Thursday, March 5, 2009

England's Monetary Printing Press

What on earth does the Bank of England do now rates are near zero?

Just as the Bank or Government always do when they buy assets, they fund the purchases by issuing gilts - this ensures that they do not increase the amount of cash sloshing around in the economy unduly.

What is happening today is different. The key point is less the amount being spent on assets, or precisely what the Bank is buying, but the fact that it is to buy a large chunk of assets off private sector investors without issuing the gilts in order to finance the purchases. The direct result is to mechanically increase the supply of money in the system. This is true quantitative easing - because the Bank is aiming to affect directly the quantity of money in the economy.

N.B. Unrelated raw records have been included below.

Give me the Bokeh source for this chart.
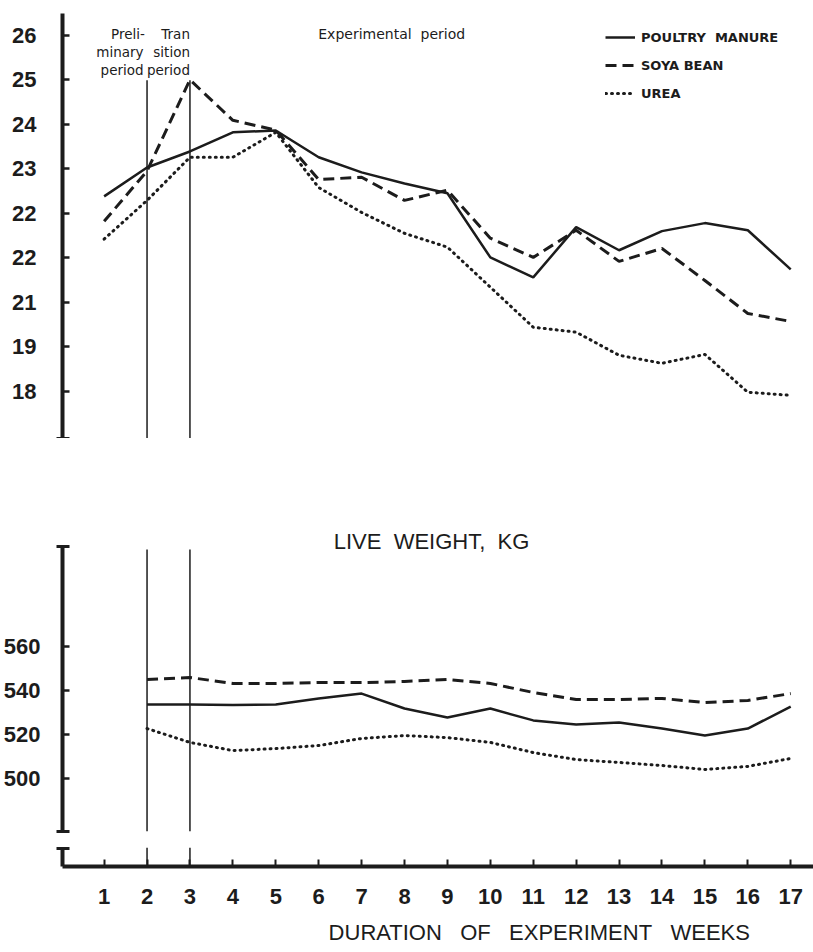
from bokeh.plotting import figure
from bokeh.models import Range1d, FixedTicker, Span, Label
from bokeh.layouts import column
from bokeh.embed import file_html
from bokeh.resources import INLINE

# ---------------- data ----------------
weeks = list(range(1, 18))
# upper panel (values on the printed scale positions)
poultry_top = [22.38, 23.03, 23.39, 23.82, 23.86, 23.26, 22.92, 22.67, 22.45,
               21.01, 20.56, 21.69, 21.17, 21.60, 21.78, 21.62, 20.74]
soya_top = [21.82, 22.95, 25.00, 24.09, 23.87, 22.76, 22.81, 22.29, 22.52,
            21.44, 21.01, 21.62, 20.92, 21.21, 20.49, 19.75, 19.57]
urea_top = [21.42, 22.29, 23.26, 23.26, 23.82, 22.58, 22.02, 21.55, 21.24,
            20.34, 19.44, 19.33, 18.81, 18.63, 18.83, 17.98, 17.91]
top_ticks = [26, 25, 24, 23, 22, 21, 20, 19, 18]
top_tick_labels = ["26", "25", "24", "23", "22", "22", "21", "19", "18"]

# lower panel: live weight, kg (weeks 2..17)
weeks_bottom = list(range(2, 18))
poultry_bottom = [533.6, 533.6, 533.4, 533.6, 536.4, 538.6, 531.8, 527.7,
                  531.8, 526.4, 524.5, 525.5, 522.7, 519.5, 522.7, 532.7]
soya_bottom = [545.0, 545.9, 543.2, 543.2, 543.6, 543.6, 544.1, 545.0,
               543.2, 539.1, 535.9, 535.9, 536.4, 534.5, 535.5, 538.6]
urea_bottom = [522.7, 516.4, 512.7, 513.6, 515.0, 518.2, 519.5, 518.6,
               516.4, 511.8, 508.6, 507.3, 505.9, 504.1, 505.5, 509.1]
bottom_ticks = [500, 520, 540, 560]

NB = "\u00a0"
series_names = ["POULTRY" + NB * 2 + "MANURE", "SOYA" + NB + "BEAN", "UREA"]
period_bounds = [2, 3]
x_tick_labels = [str(w) for w in weeks]

# ---------------- style ----------------
INK = "#1c1c1c"
W = 813
TICK_FONT = "Liberation Sans"
SMALL_FONT = "DejaVu Sans"

xr = Range1d(0.03, 17.531)

TOP_LO, TOP_HI = 16.94, 26.49
BOT_LO, BOT_HI, BOT_AXIS_HI = 475.91, 618.18, 605.45


def base(p):
    p.grid.visible = False
    p.outline_line_color = None
    p.background_fill_color = "white"
    p.border_fill_color = "white"


def style_y(ax, standoff, size="22px"):
    ax.axis_line_width = 4
    ax.axis_line_color = INK
    ax.major_tick_in = 7
    ax.major_tick_out = 0
    ax.major_tick_line_width = 2.5
    ax.major_tick_line_color = INK
    ax.minor_tick_in = 7
    ax.minor_tick_out = 6
    ax.minor_tick_line_width = 3
    ax.minor_tick_line_color = INK
    ax.major_label_text_font = TICK_FONT
    ax.major_label_text_font_size = size
    ax.major_label_text_font_style = "bold"
    ax.major_label_text_color = INK
    ax.major_label_standoff = standoff


def draw_series(p, xs, ys_list, with_legend):
    styles = [dict(line_width=2.5),
              dict(line_width=3, line_dash="11 6"),
              dict(line_width=3, line_dash="1 5", line_cap="round")]
    for ys, st, name in zip(ys_list, styles, series_names):
        kw = dict(st)
        if with_legend:
            kw["legend_label"] = name
        p.line(xs, ys, line_color=INK, **kw)


# ---------------- top panel ----------------
p1 = figure(width=W, height=438, x_range=xr, y_range=Range1d(TOP_LO, TOP_HI),
            output_backend="svg", toolbar_location=None, x_axis_location=None,
            min_border_left=55, min_border_right=0, min_border_top=13,
            min_border_bottom=0)
base(p1)
ay = p1.yaxis[0]
ay.ticker = FixedTicker(ticks=top_ticks, minor_ticks=[TOP_LO + 0.01])
ay.major_label_overrides = {t: l for t, l in zip(top_ticks, top_tick_labels)}
ay.bounds = (TOP_LO, TOP_HI)
style_y(ay, 20)

p1.segment(x0=period_bounds, y0=[TOP_LO] * 2, x1=period_bounds,
           y1=[24.99] * 2, line_width=1.5, line_color=INK)
draw_series(p1, weeks, [poultry_top, soya_top, urea_top], True)

leg = p1.legend[0]
leg.location = (543, 335)
leg.border_line_color = None
leg.background_fill_alpha = 0
leg.glyph_width = 30
leg.glyph_height = 20
leg.label_height = 20
leg.spacing = 8
leg.padding = 0
leg.margin = 0
leg.label_standoff = 6
leg.label_text_font = SMALL_FONT
leg.label_text_font_style = "bold"
leg.label_text_font_size = "13px"
leg.label_text_color = INK

for x, y, t in [(1.95, 26.03, "Preli-"), (1.92, 25.63, "minary"),
                (1.92, 25.22, "period"), (3.0, 26.03, "Tran"),
                (3.0, 25.63, "sition"), (3.0, 25.22, "period")]:
    p1.add_layout(Label(x=x, y=y, text=t, text_align="right",
                        text_baseline="middle", text_font=SMALL_FONT,
                        text_font_size="13.5px", text_color=INK))
p1.add_layout(Label(x=5.99, y=26.03, text="Experimental" + NB * 2 + "period",
                    text_align="left", text_baseline="middle",
                    text_font=SMALL_FONT, text_font_size="14px",
                    text_color=INK))

# ---------------- bottom panel ----------------
p2 = figure(width=W, height=401, x_range=xr, y_range=Range1d(BOT_LO, BOT_HI),
            output_backend="svg", toolbar_location=None, x_axis_location=None,
            min_border_left=55, min_border_right=0, min_border_top=80,
            min_border_bottom=8)
base(p2)
by = p2.yaxis[0]
by.ticker = FixedTicker(ticks=bottom_ticks,
                        minor_ticks=[BOT_LO + 0.04, BOT_AXIS_HI])
by.bounds = (BOT_LO, BOT_AXIS_HI)
style_y(by, 16)

p2.segment(x0=period_bounds, y0=[BOT_LO] * 2, x1=period_bounds,
           y1=[604.1] * 2, line_width=1.5, line_color=INK)
draw_series(p2, weeks_bottom, [poultry_bottom, soya_bottom, urea_bottom], False)

p2.add_layout(Label(x=8.63, y=607.7,
                    text="LIVE" + NB * 2 + "WEIGHT," + NB * 2 + "KG",
                    text_align="center", text_baseline="middle",
                    text_font=TICK_FONT, text_font_size="22px",
                    text_color=INK))

# ---------------- x axis strip ----------------
p3 = figure(width=W, height=77, x_range=xr, y_range=Range1d(0, 1),
            output_backend="svg", toolbar_location=None,
            min_border_left=55, min_border_right=0, min_border_top=8,
            min_border_bottom=50)
base(p3)
cy = p3.yaxis[0]
cy.ticker = FixedTicker(ticks=[], minor_ticks=[0.97])
style_y(cy, 15)

cx = p3.xaxis[0]
cx.ticker = FixedTicker(ticks=weeks)
cx.major_label_overrides = {w: l for w, l in zip(weeks, x_tick_labels)}
cx.axis_line_width = 4
cx.axis_line_color = INK
cx.major_tick_in = 7
cx.major_tick_out = 0
cx.major_tick_line_width = 2
cx.major_tick_line_color = INK
cx.minor_tick_line_color = None
cx.major_label_text_font = TICK_FONT
cx.major_label_text_font_size = "22px"
cx.major_label_text_font_style = "bold"
cx.major_label_text_color = INK
cx.major_label_standoff = 22

for b in period_bounds:
    p3.add_layout(Span(location=b, dimension="height", line_width=1.5,
                       line_color=INK))

# ---------------- x axis title strip ----------------
p4 = figure(width=W, height=34, x_range=xr, y_range=Range1d(0, 1),
            output_backend="svg", toolbar_location=None,
            x_axis_location=None, y_axis_location=None,
            min_border_left=55, min_border_right=0, min_border_top=0,
            min_border_bottom=0)
base(p4)
p4.add_layout(Label(x=11.14, y=0.52,
                    text="DURATION" + NB * 3 + "OF" + NB * 3 + "EXPERIMENT"
                    + NB * 3 + "WEEKS",
                    text_align="center", text_baseline="middle",
                    text_font=TICK_FONT, text_font_size="22px",
                    text_color=INK))

layout = column(p1, p2, p3, p4, spacing=0)
open("out.html", "w").write(file_html(layout, INLINE))
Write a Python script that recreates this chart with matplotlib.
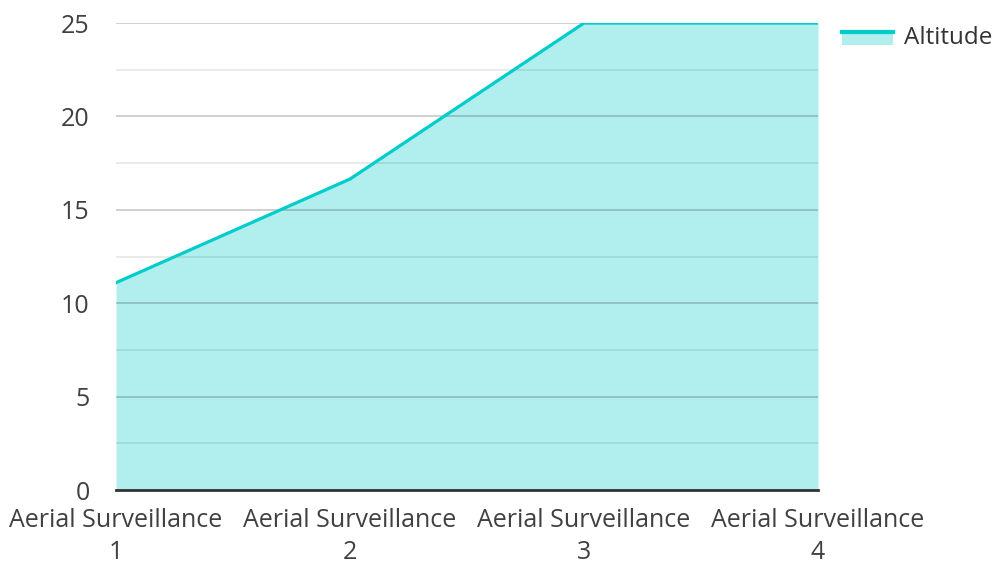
import matplotlib.pyplot as plt
from matplotlib.patches import Rectangle
from matplotlib.lines import Line2D
from matplotlib.legend_handler import HandlerBase

plt.rcParams['font.family'] = ['Open Sans', 'DejaVu Sans']

categories = ["Aerial Surveillance\n1", "Aerial Surveillance\n2",
              "Aerial Surveillance\n3", "Aerial Surveillance\n4"]
altitude = [11.1, 16.65, 25, 25]

line_color = "#00cccc"
fill_color = "#b0efee"


class AreaHandler(HandlerBase):
    def create_artists(self, legend, orig_handle, xdescent, ydescent,
                       width, height, fontsize, trans):
        top = height * 0.7
        rect = Rectangle((-xdescent, -ydescent - height * 0.05), width, top + height * 0.05,
                         facecolor=fill_color, edgecolor="none", transform=trans)
        ln = Line2D([-xdescent, -xdescent + width], [top - ydescent] * 2,
                    color=line_color, lw=3, transform=trans)
        return [rect, ln]


fig = plt.figure(figsize=(9.96, 5.62), dpi=100)
ax = fig.add_axes([0.1165, 0.128, 0.7048, 0.831])

x = list(range(len(categories)))
ax.fill_between(x, altitude, 0, color=fill_color, lw=0, zorder=1)
ax.plot(x, altitude, color=line_color, lw=2.3, zorder=3, solid_joinstyle="miter")

ax.set_xlim(0, 3)
ax.set_ylim(0, 25)
ax.set_yticks([0, 5, 10, 15, 20, 25])
ax.set_yticks([2.5, 7.5, 12.5, 17.5, 22.5], minor=True)
ax.grid(True, which="major", axis="y", color="black", alpha=0.2, lw=1.3, zorder=2)
ax.grid(True, which="minor", axis="y", color="black", alpha=0.09, lw=1.3, zorder=2)
ax.set_axisbelow(False)
ax.set_xticks(x)
ax.set_xticklabels(categories, linespacing=1.35)
ax.tick_params(axis="both", which="both", length=0, labelsize=18, labelcolor="#404040")
ax.tick_params(axis="y", pad=19)
ax.tick_params(axis="x", pad=13)
for s in ["top", "right", "left"]:
    ax.spines[s].set_visible(False)
ax.spines["bottom"].set_color("#333333")
ax.spines["bottom"].set_linewidth(2)
ax.spines["bottom"].set_zorder(4)

handle = Rectangle((0, 0), 1, 1)
leg = fig.legend([handle], ["Altitude"], handler_map={Rectangle: AreaHandler()},
                 loc="upper left", bbox_to_anchor=(0.836, 0.971), frameon=False,
                 fontsize=17.5, handlelength=2.1, handletextpad=0.42, borderaxespad=0)
for t in leg.get_texts():
    t.set_color("#333333")

fig.savefig("out.png", dpi=100)
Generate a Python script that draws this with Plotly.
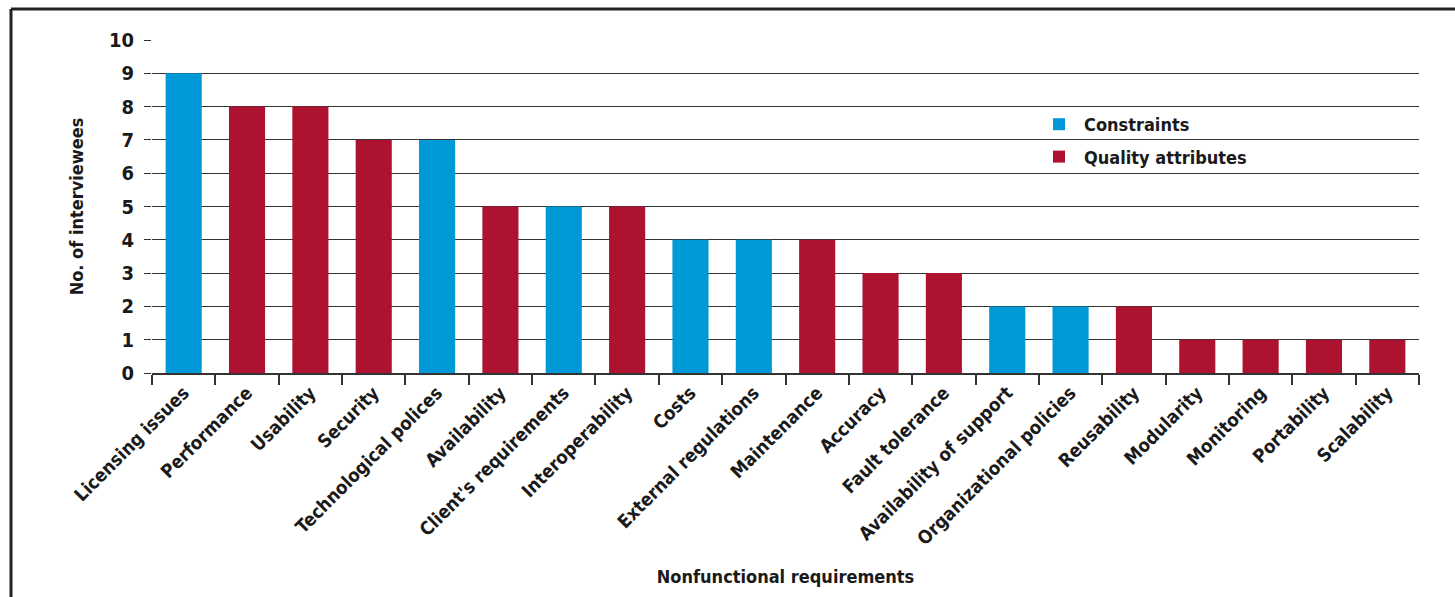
import plotly.graph_objects as go

categories = ["Licensing issues", "Performance", "Usability", "Security", "Technological polices",
              "Availability", "Client's requirements", "Interoperability", "Costs", "External regulations",
              "Maintenance", "Accuracy", "Fault tolerance", "Availability of support",
              "Organizational policies", "Reusability", "Modularity", "Monitoring", "Portability", "Scalability"]
values = [9, 8, 8, 7, 7, 5, 5, 5, 4, 4, 4, 3, 3, 2, 2, 2, 1, 1, 1, 1]
kinds = ["C", "Q", "Q", "Q", "C", "Q", "C", "Q", "C", "C", "Q", "Q", "Q", "C", "C", "Q", "Q", "Q", "Q", "Q"]
series_names = {"C": "Constraints", "Q": "Quality attributes"}
series_colors = {"C": "#0099d8", "Q": "#ad1230"}
y_ticks = list(range(0, 11))

FONT = "DejaVu Sans Condensed, DejaVu Sans, sans-serif"

fig = go.Figure()
for k in ["C", "Q"]:
    xs = [c for c, kk in zip(categories, kinds) if kk == k]
    ys = [v for v, kk in zip(values, kinds) if kk == k]
    fig.add_trace(go.Bar(x=xs, y=ys, name=series_names[k], marker_color=series_colors[k],
                         marker_line_width=0, legendgroup=k))

L, R, T, B = 152, 36, 40, 224
W, H = 1455, 597
pw, ph = W - L - R, H - T - B

def px(x):
    return (x - L) / pw

def py(y):
    return (H - B - y) / ph

fig.update_layout(
    width=W, height=H,
    margin=dict(l=L, r=R, t=T, b=B),
    paper_bgcolor="white", plot_bgcolor="white",
    barmode="overlay", bargap=0.43,
    font=dict(family=FONT, color="#1a1a1a", size=18, weight="bold"),
    legend=dict(x=px(1034), y=py(106), xanchor="left", yanchor="top",
                font=dict(size=18, family=FONT, weight="bold"), bgcolor="rgba(0,0,0,0)",
                itemwidth=40, traceorder="grouped", tracegroupgap=6),
    xaxis=dict(type="category", categoryorder="array", categoryarray=categories,
               range=[-0.5, 19.5], tickangle=-45, tickson="boundaries", automargin=False,
               ticks="outside", ticklen=10, tickcolor="#333", tickwidth=1.5,
               showline=True, linecolor="#333", linewidth=1.5, showgrid=False,
               tickfont=dict(size=18.5, family=FONT, weight="bold"),
               title=dict(text="Nonfunctional requirements",
                          font=dict(size=18, family=FONT, weight="bold"), standoff=22)),
    yaxis=dict(range=[0, 10], tickvals=y_ticks, ticks="outside", ticklen=7, tickcolor="#333",
               tickwidth=1.3, showgrid=True, gridcolor="#333", gridwidth=1.3, zeroline=False,
               showline=False, ticklabelstandoff=6, automargin=False,
               tickfont=dict(size=20, family=FONT, weight="bold"),
               title=dict(text="No. of interviewees",
                          font=dict(size=18, family=FONT, weight="bold"), standoff=20)),
    shapes=[
        dict(type="line", xref="paper", yref="paper", x0=px(11), x1=px(1456), y0=py(9), y1=py(9),
             line=dict(color="#222", width=3)),
        dict(type="line", xref="paper", yref="paper", x0=px(11), x1=px(11), y0=py(9), y1=py(598),
             line=dict(color="#222", width=3)),
    ],
)

fig.write_html("out.html", config={"displayModeBar": False},
               post_script="document.body.style.margin='0px';")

What about the risks of hyperinflation?

What about the risks of hyperinflation? A very important question.

Sweet! I nailed it.

These methods are inherently extremely inflationary - after all they aim directly to increase the quantity of cash in the economy, and as Milton Friedman pointed out, inflation is always and everywhere a monetary phenomenon. The Weimar Republic and Zimbabwe suffered hyperinflation after doing something very similar. In the long run, if the Bank was to continue pumping extra newly magically-created cash into the economy it would cause hyperinflation.

So it is their intention to stop using "magic" at some point?

However, it is expressly not doing this for an extended period: merely until the threat of deflation and depression appear to have been diverted.

They will stop once the magic of freshly printed paper money creates the appearance of a more prosperous economy. Further, the leaders won't be corrupted by the power of the magic, nor will they be corrupted absolutely by the power of absolute magic. That's a huge relief!

You know what? I'm feeling much better about my long-term stagflationary outlook. Go figure.